> [Description of the task]
The records that follow are to be transcribed in full, without their images.

> [Supplied entries]
§
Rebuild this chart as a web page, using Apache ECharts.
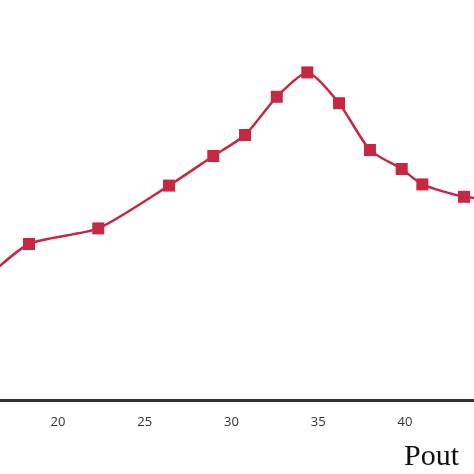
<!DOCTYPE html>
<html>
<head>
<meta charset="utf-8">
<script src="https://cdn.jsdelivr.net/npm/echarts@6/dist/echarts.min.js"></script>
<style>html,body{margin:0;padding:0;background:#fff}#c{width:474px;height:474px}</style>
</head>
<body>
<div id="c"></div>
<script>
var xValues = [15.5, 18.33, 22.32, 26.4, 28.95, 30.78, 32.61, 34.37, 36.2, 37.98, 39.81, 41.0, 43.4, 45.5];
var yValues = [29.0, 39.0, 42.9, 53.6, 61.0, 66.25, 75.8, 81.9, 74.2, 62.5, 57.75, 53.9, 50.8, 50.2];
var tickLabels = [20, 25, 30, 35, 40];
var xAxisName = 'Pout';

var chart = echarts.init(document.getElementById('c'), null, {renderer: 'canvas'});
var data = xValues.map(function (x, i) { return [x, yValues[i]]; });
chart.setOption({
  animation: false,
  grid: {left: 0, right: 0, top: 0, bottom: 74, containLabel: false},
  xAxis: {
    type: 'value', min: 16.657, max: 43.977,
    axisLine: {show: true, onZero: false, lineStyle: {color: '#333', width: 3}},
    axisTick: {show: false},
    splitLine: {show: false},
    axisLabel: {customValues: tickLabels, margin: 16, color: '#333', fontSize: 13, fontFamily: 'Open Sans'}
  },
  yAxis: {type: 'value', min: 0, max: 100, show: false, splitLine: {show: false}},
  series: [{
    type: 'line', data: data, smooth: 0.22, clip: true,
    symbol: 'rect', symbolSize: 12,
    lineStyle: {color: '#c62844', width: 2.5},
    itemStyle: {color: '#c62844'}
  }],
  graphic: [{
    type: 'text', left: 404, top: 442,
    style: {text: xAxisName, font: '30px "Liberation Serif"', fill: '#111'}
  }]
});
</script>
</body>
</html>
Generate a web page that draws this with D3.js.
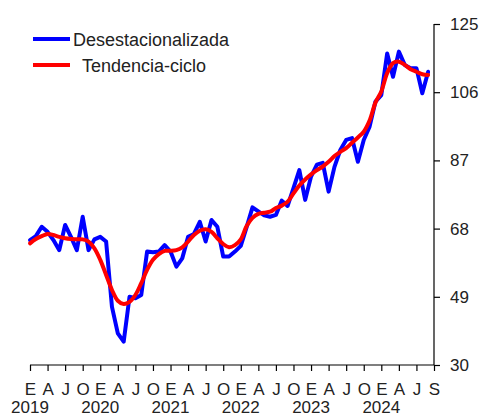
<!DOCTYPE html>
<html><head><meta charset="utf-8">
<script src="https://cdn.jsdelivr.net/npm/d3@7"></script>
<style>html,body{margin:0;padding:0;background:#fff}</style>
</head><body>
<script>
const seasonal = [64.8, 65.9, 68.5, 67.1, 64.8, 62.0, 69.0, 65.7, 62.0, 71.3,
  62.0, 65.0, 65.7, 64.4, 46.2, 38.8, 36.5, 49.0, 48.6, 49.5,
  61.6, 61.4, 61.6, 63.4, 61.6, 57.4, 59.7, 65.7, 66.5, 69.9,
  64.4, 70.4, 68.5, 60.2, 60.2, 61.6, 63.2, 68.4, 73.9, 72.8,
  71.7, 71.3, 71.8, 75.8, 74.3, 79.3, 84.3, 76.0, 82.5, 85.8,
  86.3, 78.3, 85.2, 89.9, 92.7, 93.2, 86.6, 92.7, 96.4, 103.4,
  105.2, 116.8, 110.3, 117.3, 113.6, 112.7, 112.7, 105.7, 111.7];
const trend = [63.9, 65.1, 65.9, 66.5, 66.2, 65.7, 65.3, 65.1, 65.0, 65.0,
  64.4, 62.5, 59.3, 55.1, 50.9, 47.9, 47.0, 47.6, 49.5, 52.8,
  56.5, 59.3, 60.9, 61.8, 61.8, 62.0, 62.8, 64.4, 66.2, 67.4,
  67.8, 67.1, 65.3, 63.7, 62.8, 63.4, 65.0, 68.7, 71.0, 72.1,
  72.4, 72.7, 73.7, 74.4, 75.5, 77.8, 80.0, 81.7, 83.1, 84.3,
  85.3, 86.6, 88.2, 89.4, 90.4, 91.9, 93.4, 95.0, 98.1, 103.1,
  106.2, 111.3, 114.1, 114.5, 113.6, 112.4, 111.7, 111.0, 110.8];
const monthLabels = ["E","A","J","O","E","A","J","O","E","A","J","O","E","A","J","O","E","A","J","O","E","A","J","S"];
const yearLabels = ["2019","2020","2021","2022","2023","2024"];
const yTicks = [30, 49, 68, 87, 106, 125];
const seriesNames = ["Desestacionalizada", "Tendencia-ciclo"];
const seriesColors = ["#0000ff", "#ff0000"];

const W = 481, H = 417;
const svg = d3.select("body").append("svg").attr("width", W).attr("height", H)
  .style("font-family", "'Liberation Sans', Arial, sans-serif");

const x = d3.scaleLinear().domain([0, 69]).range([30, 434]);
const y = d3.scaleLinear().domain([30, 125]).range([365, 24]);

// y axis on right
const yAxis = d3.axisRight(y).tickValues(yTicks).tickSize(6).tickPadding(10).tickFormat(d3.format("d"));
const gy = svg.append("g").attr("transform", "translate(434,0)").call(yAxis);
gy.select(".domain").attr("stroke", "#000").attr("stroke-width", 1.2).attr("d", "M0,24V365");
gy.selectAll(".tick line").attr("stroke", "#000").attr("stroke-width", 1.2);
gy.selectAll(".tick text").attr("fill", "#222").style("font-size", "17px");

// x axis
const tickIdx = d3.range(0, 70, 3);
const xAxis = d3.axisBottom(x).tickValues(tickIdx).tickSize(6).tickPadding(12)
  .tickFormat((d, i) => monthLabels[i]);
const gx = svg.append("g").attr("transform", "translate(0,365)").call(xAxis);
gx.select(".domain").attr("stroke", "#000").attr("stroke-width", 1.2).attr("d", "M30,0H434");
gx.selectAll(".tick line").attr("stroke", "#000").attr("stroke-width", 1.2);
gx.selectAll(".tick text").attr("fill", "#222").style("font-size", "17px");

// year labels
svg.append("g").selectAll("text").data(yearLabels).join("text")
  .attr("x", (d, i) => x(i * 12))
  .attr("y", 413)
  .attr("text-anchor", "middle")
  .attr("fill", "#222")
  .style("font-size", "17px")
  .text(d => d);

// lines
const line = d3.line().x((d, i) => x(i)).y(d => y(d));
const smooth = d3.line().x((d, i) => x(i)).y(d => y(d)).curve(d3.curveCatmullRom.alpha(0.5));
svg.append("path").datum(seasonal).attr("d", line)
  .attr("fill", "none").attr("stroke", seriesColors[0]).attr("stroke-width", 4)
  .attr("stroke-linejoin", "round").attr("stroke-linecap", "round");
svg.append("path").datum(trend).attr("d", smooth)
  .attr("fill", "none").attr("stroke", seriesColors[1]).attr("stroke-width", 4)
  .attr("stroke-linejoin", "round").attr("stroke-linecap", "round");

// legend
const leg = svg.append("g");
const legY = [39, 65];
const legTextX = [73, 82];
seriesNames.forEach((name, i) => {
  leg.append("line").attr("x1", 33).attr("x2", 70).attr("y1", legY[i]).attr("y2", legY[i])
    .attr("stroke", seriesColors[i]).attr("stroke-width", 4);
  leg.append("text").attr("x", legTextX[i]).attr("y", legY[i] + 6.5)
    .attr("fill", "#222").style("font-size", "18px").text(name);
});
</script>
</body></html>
§
> [Output below]
Rebuild this chart as a web page, using Apache ECharts.
<!DOCTYPE html>
<html>
<head>
<meta charset="utf-8">
<script src="https://cdn.jsdelivr.net/npm/echarts@6/dist/echarts.min.js"></script>
<style>html,body{margin:0;padding:0;background:#fff}#c{width:474px;height:474px}</style>
</head>
<body>
<div id="c"></div>
<script>
var xValues = [15.5, 18.33, 22.32, 26.4, 28.95, 30.78, 32.61, 34.37, 36.2, 37.98, 39.81, 41.0, 43.4, 45.5];
var yValues = [29.0, 39.0, 42.9, 53.6, 61.0, 66.25, 75.8, 81.9, 74.2, 62.5, 57.75, 53.9, 50.8, 50.2];
var tickLabels = [20, 25, 30, 35, 40];
var xAxisName = 'Pout';

var chart = echarts.init(document.getElementById('c'), null, {renderer: 'canvas'});
var data = xValues.map(function (x, i) { return [x, yValues[i]]; });
chart.setOption({
  animation: false,
  grid: {left: 0, right: 0, top: 0, bottom: 74, containLabel: false},
  xAxis: {
    type: 'value', min: 16.657, max: 43.977,
    axisLine: {show: true, onZero: false, lineStyle: {color: '#333', width: 3}},
    axisTick: {show: false},
    splitLine: {show: false},
    axisLabel: {customValues: tickLabels, margin: 16, color: '#333', fontSize: 13, fontFamily: 'Open Sans'}
  },
  yAxis: {type: 'value', min: 0, max: 100, show: false, splitLine: {show: false}},
  series: [{
    type: 'line', data: data, smooth: 0.22, clip: true,
    symbol: 'rect', symbolSize: 12,
    lineStyle: {color: '#c62844', width: 2.5},
    itemStyle: {color: '#c62844'}
  }],
  graphic: [{
    type: 'text', left: 404, top: 442,
    style: {text: xAxisName, font: '30px "Liberation Serif"', fill: '#111'}
  }]
});
</script>
</body>
</html>
Generate a web page that draws this with D3.js.
<!DOCTYPE html>
<html><head><meta charset="utf-8">
<script src="https://cdn.jsdelivr.net/npm/d3@7"></script>
<style>html,body{margin:0;padding:0;background:#fff}</style>
</head><body>
<script>
const seasonal = [64.8, 65.9, 68.5, 67.1, 64.8, 62.0, 69.0, 65.7, 62.0, 71.3,
  62.0, 65.0, 65.7, 64.4, 46.2, 38.8, 36.5, 49.0, 48.6, 49.5,
  61.6, 61.4, 61.6, 63.4, 61.6, 57.4, 59.7, 65.7, 66.5, 69.9,
  64.4, 70.4, 68.5, 60.2, 60.2, 61.6, 63.2, 68.4, 73.9, 72.8,
  71.7, 71.3, 71.8, 75.8, 74.3, 79.3, 84.3, 76.0, 82.5, 85.8,
  86.3, 78.3, 85.2, 89.9, 92.7, 93.2, 86.6, 92.7, 96.4, 103.4,
  105.2, 116.8, 110.3, 117.3, 113.6, 112.7, 112.7, 105.7, 111.7];
const trend = [63.9, 65.1, 65.9, 66.5, 66.2, 65.7, 65.3, 65.1, 65.0, 65.0,
  64.4, 62.5, 59.3, 55.1, 50.9, 47.9, 47.0, 47.6, 49.5, 52.8,
  56.5, 59.3, 60.9, 61.8, 61.8, 62.0, 62.8, 64.4, 66.2, 67.4,
  67.8, 67.1, 65.3, 63.7, 62.8, 63.4, 65.0, 68.7, 71.0, 72.1,
  72.4, 72.7, 73.7, 74.4, 75.5, 77.8, 80.0, 81.7, 83.1, 84.3,
  85.3, 86.6, 88.2, 89.4, 90.4, 91.9, 93.4, 95.0, 98.1, 103.1,
  106.2, 111.3, 114.1, 114.5, 113.6, 112.4, 111.7, 111.0, 110.8];
const monthLabels = ["E","A","J","O","E","A","J","O","E","A","J","O","E","A","J","O","E","A","J","O","E","A","J","S"];
const yearLabels = ["2019","2020","2021","2022","2023","2024"];
const yTicks = [30, 49, 68, 87, 106, 125];
const seriesNames = ["Desestacionalizada", "Tendencia-ciclo"];
const seriesColors = ["#0000ff", "#ff0000"];

const W = 481, H = 417;
const svg = d3.select("body").append("svg").attr("width", W).attr("height", H)
  .style("font-family", "'Liberation Sans', Arial, sans-serif");

const x = d3.scaleLinear().domain([0, 69]).range([30, 434]);
const y = d3.scaleLinear().domain([30, 125]).range([365, 24]);

// y axis on right
const yAxis = d3.axisRight(y).tickValues(yTicks).tickSize(6).tickPadding(10).tickFormat(d3.format("d"));
const gy = svg.append("g").attr("transform", "translate(434,0)").call(yAxis);
gy.select(".domain").attr("stroke", "#000").attr("stroke-width", 1.2).attr("d", "M0,24V365");
gy.selectAll(".tick line").attr("stroke", "#000").attr("stroke-width", 1.2);
gy.selectAll(".tick text").attr("fill", "#222").style("font-size", "17px");

// x axis
const tickIdx = d3.range(0, 70, 3);
const xAxis = d3.axisBottom(x).tickValues(tickIdx).tickSize(6).tickPadding(12)
  .tickFormat((d, i) => monthLabels[i]);
const gx = svg.append("g").attr("transform", "translate(0,365)").call(xAxis);
gx.select(".domain").attr("stroke", "#000").attr("stroke-width", 1.2).attr("d", "M30,0H434");
gx.selectAll(".tick line").attr("stroke", "#000").attr("stroke-width", 1.2);
gx.selectAll(".tick text").attr("fill", "#222").style("font-size", "17px");

// year labels
svg.append("g").selectAll("text").data(yearLabels).join("text")
  .attr("x", (d, i) => x(i * 12))
  .attr("y", 413)
  .attr("text-anchor", "middle")
  .attr("fill", "#222")
  .style("font-size", "17px")
  .text(d => d);

// lines
const line = d3.line().x((d, i) => x(i)).y(d => y(d));
const smooth = d3.line().x((d, i) => x(i)).y(d => y(d)).curve(d3.curveCatmullRom.alpha(0.5));
svg.append("path").datum(seasonal).attr("d", line)
  .attr("fill", "none").attr("stroke", seriesColors[0]).attr("stroke-width", 4)
  .attr("stroke-linejoin", "round").attr("stroke-linecap", "round");
svg.append("path").datum(trend).attr("d", smooth)
  .attr("fill", "none").attr("stroke", seriesColors[1]).attr("stroke-width", 4)
  .attr("stroke-linejoin", "round").attr("stroke-linecap", "round");

// legend
const leg = svg.append("g");
const legY = [39, 65];
const legTextX = [73, 82];
seriesNames.forEach((name, i) => {
  leg.append("line").attr("x1", 33).attr("x2", 70).attr("y1", legY[i]).attr("y2", legY[i])
    .attr("stroke", seriesColors[i]).attr("stroke-width", 4);
  leg.append("text").attr("x", legTextX[i]).attr("y", legY[i] + 6.5)
    .attr("fill", "#222").style("font-size", "18px").text(name);
});
</script>
</body></html>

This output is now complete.